Why The Devil Wears Prada Was Never Really About Fashion
Nearly 20 years after The Devil Wears Prada gnawed at our concept of the ambitious woman, screenwriter ALINE BROSH MCKENNA returns to the franchise with a more existential lens. As industries collapse, identities shift and women continue pushing against narrow definitions of likability and success, McKenna reflects on her many, messy female characters and why women should stop absorbing other people’s opinions. By NATASHA BIRD
Aline Brosh McKenna has spent her career writing interesting, often deeply flawed, messy, brilliant, definitely contradictory, but ultimately charming female characters. The success of her work as a screenwriter owes in huge part to how shrewdly (and irreverently) she portrays women at the exact point where culture gets uncomfortable with them.
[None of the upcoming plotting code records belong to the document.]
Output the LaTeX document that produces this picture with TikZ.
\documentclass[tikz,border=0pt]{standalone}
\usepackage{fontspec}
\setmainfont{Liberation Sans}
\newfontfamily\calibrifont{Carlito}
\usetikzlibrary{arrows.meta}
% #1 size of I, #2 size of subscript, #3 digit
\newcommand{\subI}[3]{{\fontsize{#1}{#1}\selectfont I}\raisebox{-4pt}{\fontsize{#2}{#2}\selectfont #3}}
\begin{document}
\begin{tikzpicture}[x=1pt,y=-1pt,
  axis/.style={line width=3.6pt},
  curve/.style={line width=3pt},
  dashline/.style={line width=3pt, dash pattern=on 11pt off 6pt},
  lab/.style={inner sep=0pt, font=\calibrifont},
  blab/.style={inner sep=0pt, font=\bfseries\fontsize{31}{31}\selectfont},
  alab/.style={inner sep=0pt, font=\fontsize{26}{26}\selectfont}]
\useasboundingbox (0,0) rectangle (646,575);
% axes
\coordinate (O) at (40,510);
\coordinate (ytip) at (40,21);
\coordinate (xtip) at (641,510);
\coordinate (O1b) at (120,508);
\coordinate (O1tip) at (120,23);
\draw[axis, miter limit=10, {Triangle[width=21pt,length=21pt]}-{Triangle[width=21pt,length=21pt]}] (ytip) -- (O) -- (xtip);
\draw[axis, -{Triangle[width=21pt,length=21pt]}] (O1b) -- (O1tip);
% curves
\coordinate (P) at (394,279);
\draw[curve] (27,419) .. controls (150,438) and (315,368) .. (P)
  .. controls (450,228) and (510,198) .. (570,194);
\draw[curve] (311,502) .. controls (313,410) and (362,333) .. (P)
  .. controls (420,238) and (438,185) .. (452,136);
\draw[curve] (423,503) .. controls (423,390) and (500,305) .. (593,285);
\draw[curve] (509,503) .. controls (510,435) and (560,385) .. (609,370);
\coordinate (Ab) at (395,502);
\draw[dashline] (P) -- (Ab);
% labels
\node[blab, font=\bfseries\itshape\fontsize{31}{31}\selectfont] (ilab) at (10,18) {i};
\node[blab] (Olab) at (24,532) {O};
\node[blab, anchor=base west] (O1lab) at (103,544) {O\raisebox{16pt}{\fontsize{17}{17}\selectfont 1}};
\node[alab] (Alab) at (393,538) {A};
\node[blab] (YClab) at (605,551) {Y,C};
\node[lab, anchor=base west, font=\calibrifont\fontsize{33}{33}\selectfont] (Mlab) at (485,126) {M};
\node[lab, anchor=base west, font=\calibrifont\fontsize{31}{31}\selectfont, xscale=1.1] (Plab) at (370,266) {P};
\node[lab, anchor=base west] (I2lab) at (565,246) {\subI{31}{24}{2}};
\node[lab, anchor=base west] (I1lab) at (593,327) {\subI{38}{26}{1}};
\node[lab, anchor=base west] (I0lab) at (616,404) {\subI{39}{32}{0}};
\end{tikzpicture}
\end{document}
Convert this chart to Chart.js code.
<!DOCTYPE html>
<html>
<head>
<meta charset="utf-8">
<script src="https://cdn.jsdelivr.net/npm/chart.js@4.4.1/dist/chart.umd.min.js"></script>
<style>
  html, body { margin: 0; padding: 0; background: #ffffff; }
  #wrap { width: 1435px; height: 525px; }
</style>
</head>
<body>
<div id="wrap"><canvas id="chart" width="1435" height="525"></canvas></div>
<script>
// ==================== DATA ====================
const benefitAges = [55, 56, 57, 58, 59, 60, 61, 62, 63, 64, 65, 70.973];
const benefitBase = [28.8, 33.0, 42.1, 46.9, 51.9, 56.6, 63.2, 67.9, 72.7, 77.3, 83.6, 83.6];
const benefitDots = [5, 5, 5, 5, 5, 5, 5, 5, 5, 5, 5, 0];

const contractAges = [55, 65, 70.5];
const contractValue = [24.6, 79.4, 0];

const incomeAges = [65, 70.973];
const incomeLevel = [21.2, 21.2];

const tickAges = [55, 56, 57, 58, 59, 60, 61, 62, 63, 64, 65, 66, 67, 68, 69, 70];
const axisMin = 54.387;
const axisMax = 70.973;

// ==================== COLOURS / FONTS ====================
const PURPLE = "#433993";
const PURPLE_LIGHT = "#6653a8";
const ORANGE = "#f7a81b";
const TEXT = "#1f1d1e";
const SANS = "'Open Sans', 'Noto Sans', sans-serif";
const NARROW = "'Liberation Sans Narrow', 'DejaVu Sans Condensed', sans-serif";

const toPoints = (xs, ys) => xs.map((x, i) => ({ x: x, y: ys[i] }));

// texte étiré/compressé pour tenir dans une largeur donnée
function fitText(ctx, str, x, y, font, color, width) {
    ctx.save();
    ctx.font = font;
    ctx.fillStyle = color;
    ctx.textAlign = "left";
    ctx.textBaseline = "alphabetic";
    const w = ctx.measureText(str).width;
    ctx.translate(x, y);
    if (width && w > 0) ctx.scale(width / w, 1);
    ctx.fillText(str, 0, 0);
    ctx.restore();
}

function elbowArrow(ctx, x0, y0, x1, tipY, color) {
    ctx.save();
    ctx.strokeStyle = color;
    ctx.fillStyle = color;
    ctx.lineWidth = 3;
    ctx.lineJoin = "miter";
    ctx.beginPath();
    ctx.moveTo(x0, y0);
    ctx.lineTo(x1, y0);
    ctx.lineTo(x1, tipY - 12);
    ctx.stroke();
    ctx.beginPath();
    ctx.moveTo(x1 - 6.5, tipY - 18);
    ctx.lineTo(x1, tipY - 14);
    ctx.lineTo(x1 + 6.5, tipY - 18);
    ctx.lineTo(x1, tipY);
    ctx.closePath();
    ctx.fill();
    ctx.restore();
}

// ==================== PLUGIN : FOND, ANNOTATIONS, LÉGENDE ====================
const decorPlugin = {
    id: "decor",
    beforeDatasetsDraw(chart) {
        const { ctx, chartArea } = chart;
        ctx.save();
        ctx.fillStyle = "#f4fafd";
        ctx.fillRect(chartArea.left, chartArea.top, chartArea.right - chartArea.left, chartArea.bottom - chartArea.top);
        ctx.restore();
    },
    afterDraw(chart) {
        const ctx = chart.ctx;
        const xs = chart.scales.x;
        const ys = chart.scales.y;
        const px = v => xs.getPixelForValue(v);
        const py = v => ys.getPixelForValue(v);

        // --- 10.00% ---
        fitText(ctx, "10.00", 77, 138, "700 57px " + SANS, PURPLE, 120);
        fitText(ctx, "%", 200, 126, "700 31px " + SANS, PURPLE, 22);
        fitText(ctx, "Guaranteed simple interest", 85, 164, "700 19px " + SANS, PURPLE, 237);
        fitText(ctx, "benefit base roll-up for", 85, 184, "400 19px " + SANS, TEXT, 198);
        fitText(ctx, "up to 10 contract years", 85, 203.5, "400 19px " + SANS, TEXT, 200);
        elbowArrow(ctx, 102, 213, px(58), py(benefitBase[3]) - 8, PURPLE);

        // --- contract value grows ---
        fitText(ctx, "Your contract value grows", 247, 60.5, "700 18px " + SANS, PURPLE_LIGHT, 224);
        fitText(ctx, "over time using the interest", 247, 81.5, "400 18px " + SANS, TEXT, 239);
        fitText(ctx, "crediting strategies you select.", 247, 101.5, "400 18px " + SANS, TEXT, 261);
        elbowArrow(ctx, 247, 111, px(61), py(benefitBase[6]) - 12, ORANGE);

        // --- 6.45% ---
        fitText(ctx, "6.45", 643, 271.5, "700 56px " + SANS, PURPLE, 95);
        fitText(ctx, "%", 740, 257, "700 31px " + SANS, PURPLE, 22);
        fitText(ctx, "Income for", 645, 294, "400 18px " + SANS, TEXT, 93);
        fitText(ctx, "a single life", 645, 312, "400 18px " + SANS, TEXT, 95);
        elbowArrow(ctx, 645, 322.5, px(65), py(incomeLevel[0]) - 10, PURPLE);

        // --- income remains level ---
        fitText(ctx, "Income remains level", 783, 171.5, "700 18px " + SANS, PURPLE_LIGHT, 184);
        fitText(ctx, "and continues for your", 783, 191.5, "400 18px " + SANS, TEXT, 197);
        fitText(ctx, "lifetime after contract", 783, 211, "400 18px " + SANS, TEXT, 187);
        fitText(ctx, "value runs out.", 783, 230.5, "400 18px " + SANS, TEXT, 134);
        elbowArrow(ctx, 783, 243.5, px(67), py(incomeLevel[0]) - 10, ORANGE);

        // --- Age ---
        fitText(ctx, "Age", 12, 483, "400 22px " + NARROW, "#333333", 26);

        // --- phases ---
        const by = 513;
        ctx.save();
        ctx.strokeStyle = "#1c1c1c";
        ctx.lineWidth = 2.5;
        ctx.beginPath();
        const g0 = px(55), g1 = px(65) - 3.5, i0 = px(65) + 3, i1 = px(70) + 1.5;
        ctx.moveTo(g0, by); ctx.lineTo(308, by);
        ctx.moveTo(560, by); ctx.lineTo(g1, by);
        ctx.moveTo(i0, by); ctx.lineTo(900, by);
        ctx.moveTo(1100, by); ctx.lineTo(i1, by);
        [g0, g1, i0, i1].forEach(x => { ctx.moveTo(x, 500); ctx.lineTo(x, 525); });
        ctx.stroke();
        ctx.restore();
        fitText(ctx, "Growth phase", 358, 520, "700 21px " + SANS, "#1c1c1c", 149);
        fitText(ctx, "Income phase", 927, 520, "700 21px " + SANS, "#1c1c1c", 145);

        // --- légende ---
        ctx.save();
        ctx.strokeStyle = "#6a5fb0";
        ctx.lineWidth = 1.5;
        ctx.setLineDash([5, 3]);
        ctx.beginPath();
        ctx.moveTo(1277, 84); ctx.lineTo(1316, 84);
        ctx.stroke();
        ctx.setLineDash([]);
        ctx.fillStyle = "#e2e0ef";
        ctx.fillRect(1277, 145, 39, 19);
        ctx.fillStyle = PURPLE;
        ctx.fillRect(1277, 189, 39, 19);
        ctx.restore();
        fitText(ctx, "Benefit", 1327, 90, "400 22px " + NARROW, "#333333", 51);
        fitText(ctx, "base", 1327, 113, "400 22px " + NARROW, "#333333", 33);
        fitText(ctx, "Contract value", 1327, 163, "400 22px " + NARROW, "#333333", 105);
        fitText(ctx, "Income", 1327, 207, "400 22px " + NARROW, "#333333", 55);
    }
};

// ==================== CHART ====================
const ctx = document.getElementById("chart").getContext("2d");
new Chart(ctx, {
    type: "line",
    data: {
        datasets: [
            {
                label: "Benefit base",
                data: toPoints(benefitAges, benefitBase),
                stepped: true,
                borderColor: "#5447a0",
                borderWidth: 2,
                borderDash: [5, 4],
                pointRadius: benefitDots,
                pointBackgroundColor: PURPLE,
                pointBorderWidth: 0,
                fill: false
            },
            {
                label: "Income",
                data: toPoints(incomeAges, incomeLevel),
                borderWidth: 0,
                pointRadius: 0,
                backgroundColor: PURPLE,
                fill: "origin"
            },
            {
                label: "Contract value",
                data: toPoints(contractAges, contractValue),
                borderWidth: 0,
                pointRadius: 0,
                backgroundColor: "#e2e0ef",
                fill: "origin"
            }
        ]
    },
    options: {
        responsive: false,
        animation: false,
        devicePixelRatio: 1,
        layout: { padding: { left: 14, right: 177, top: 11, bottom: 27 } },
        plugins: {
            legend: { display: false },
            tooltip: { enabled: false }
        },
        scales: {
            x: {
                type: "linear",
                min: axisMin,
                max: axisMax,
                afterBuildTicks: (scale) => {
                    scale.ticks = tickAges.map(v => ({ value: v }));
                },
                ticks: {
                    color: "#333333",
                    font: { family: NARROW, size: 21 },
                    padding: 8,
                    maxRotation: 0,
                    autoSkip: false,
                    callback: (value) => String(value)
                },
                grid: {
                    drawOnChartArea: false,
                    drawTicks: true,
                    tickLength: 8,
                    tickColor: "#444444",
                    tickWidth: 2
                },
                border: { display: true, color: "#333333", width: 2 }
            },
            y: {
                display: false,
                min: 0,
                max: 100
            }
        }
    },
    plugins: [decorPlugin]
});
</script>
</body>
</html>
Namely: women wanting more than one thing; women not centering men; women who don’t prioritize being liked; and in the case of Crazy Ex-Girlfriend’s Rebecca Bunch, women who set apartments on fire, become stalkers and shove people off roofs.
From The Devil Wears Prada films and 27 Dresses, to Morning Glory and Crazy Ex-Girlfriend, McKenna’s work has carved important contours into the way a generation of women sees themselves at work, in love, in power and in pursuit of a life that isn’t necessarily picture-perfect.
Now, almost 20 years after the first The Devil Wears Prada film became shorthand for both the magazine industry and the trope of the fearsome female boss, McKenna returns to its world with a sequel that reflects a completely shifted landscape.
“What attracted me to the movie was the idea that you could be such a powerful cultural figure, the way Miranda is depicted in the book and in the movie, and then see that power kind of ebb,” she says. “Cultural signifiers of importance are changing so rapidly, and people who were super important and famous fade from view so quickly.”
For McKenna, the new terrain she wanted to explore is not simply journalism after print’s imperial age. It is the world of women at work more completely. “What Andy, as a journalist, would be experiencing is similarly in a world where all the benchmarks have changed,” she says.
The original film landed in an era preoccupied with the personal cost of female ambition. The conversation focused on whether private lives were even possible when you made a career your whole identity. The new movie lands in a world where almost everyone feels like work, of any kind, is precarious. “Male, female, parent, not a parent, high ranking, not high ranking. Everyone is facing unprecedented challenges,” McKenna says. “Everyone is being squeezed at the same time.”
Even Miranda Priestly, once the ultimate avatar of untouchable power, must now adjust from a mindset of rivalry to one of survival. “The parameters have changed,” McKenna says. “Miranda can no longer throw her coat, and she has to be more sensitive about what she says in the conference room.”
As the ground shifts beneath our feet, many women are being forced to re-evaluate everything, from their careers to the ways they define themselves. For women especially, identity is often intertwined with external pigeonholing from workplaces, relationships, beauty standards and other patriarchal structures. As our options reduce, those external pressures can feel even more severe.
McKenna’s work helps us to push against that narrowing instinct. Her female characters are rarely reducible to one thing; they are ambitious and contradictory, romantic and selfish, emotionally intelligent and, yes, occasionally, hilariously disastrous. “Your life’s work can be anything from a job to raising a family to making the best backyard garden,” she says. “Having hopes and dreams and ambition of any kind, personal, professional, or otherwise, it’s really just about making sure that you’re depicting the full flower of what humans are interested in.” Sometimes, she adds, “that’s a romantic partner, and sometimes that’s a promotion.”
With Crazy Ex-Girlfriend, which she co-created with Rachel Bloom, “We were always trying to subvert whatever the received story was about romantic love,” she says. “The relentless messaging that women get that finding the right partner is the great quest of your life, even though we know that’s not true.”
The show was also, she says, “anti-received doctrines about what makes a woman likeable.” Let women be bawdy, irreverent, weird and emotionally forensic. “Someone also said it was the most gynecologically accurate show on television,” she laughs.
“As women we’re told to inculcate other people’s opinion of you into your own opinion of yourself,” she says. “You don’t need to do that.”
The older she gets, the freer she feels. “Society doesn’t really know what to do with women over 40,” she says. “There’s something extremely freeing there. You’re nobody’s ingénue after a certain age, and boy, there’s a lot of relief in that.”
For McKenna, perhaps the future of ambition is being less available for definition by anyone else. “All you can really do,” she says, “is dance to your own tune, really, and hope that other people want to join in.”